Black Narcissus (TV)

The bare-bones story remains. Sister Clodagh (Gemma Arterton) is charged with setting up a new convent in the outer reaches of the Himalayas, a task set in the shadow of a Bad Thing, that happened with previous attempts to create a mission (laid out in a prologue). Clodagh is tasked with a crack unit of nuns — gardener Sister Philippa (Karen Bryson), upbeat Sister Briony (Rose Cavaliero) and unstable Sister Ruth (Aisling Franciosi) — and sent to the dangerous mountainside convent, set up in a former house of ill-repute for the local general (Kulvinder Ghir). Slowly each nun begins to question their faith and sanity, a general hysteria compounded by Mr Dean (Alessandro Nivola), the general’s agent/odd job man who begins to stir the loins of the sisterhood.

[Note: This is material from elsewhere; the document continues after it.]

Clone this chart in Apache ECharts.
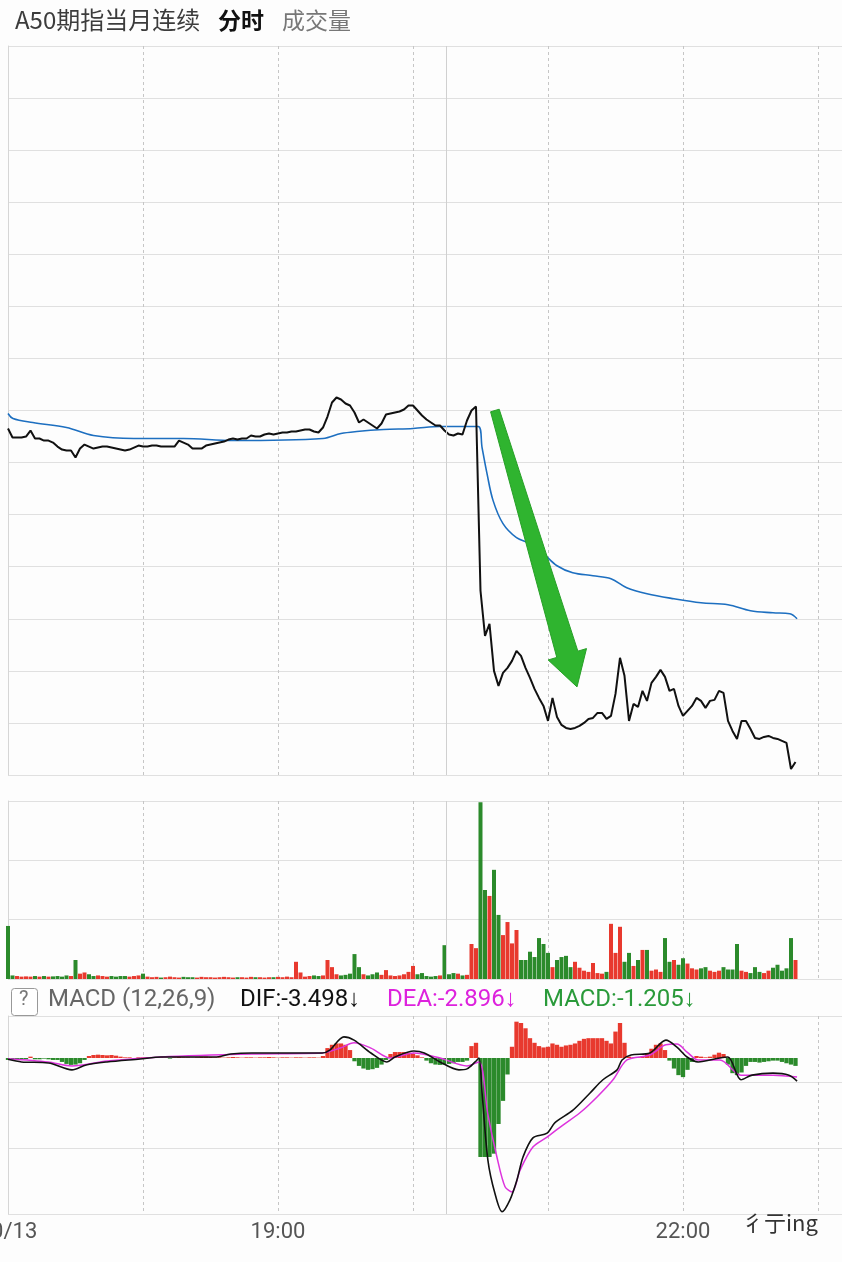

Where this Black Narcissus scores best is in its lead. Gemma Arterton gives Clodagh a sense of both superiority and compassion towards her sisters and she is ably supported by the likes of Gina McKee, Jim Broadbent and, in her last role, Diana Rigg, as a kind of church version of M giving Clodagh the mission. As you’d expect, the film does a better job with appropriate casting for key Asian characters such as Dilip Rai (Chaneil Kular), who begins an affair with entrancing-but-disgraced student Kanchi (Dipika Kunwar, in the role earlier played by a brownfaced Jean Simmons). Coe’s adaptation also gets to flesh out Sister Clodagh’s backstory by drip-feeding some saucy flashbacks (that Powell and Pressburger could never do) to her past that play into her present.

Black Narcissus (TV)

But what the whole amounts to is a sense of building tension and passion that never really erupts. There are also hints early on that the supernatural is in play — the BBC sound design department’s ‘Eerie Howling Wind’ effect is working overtime here — but again, the suggestion is never fully realised or explored. But what Black Narcissus can’t do is get anywhere near the electricity and chemistry in the triangle between Clodagh, Ruth and Mr Dean. Arterton’s Clodagh and Nivola’s Dean should be on Crimestoppers’ list for the number of glances they steal, but it never amounts to much. And Aisling Franciosi, who has the unenviable job of following in the footsteps of Kathleen Byron’s unforgettable 1947 incarnation, adds more vulnerable notes but can’t manifest the mania or unhinged quality required.

With Christensen acting as her own DP, Black Narcissus is a visually impressive work, subtle and restrained, but when it comes to its big moments cleaves far too closely to Powell and Pressburger’s vision, the famous bell-tower sequences feeling like a shot-for-shot remake. It’s a handsomely mounted, well-played production, but you can get more juice and thrills from the 1947 flick at nearly half the running time.

Gemma Arterton leads a strong ensemble but Black Narcissus feels small compared to its big-screen predecessor, never crafting a heady atmosphere all of its own.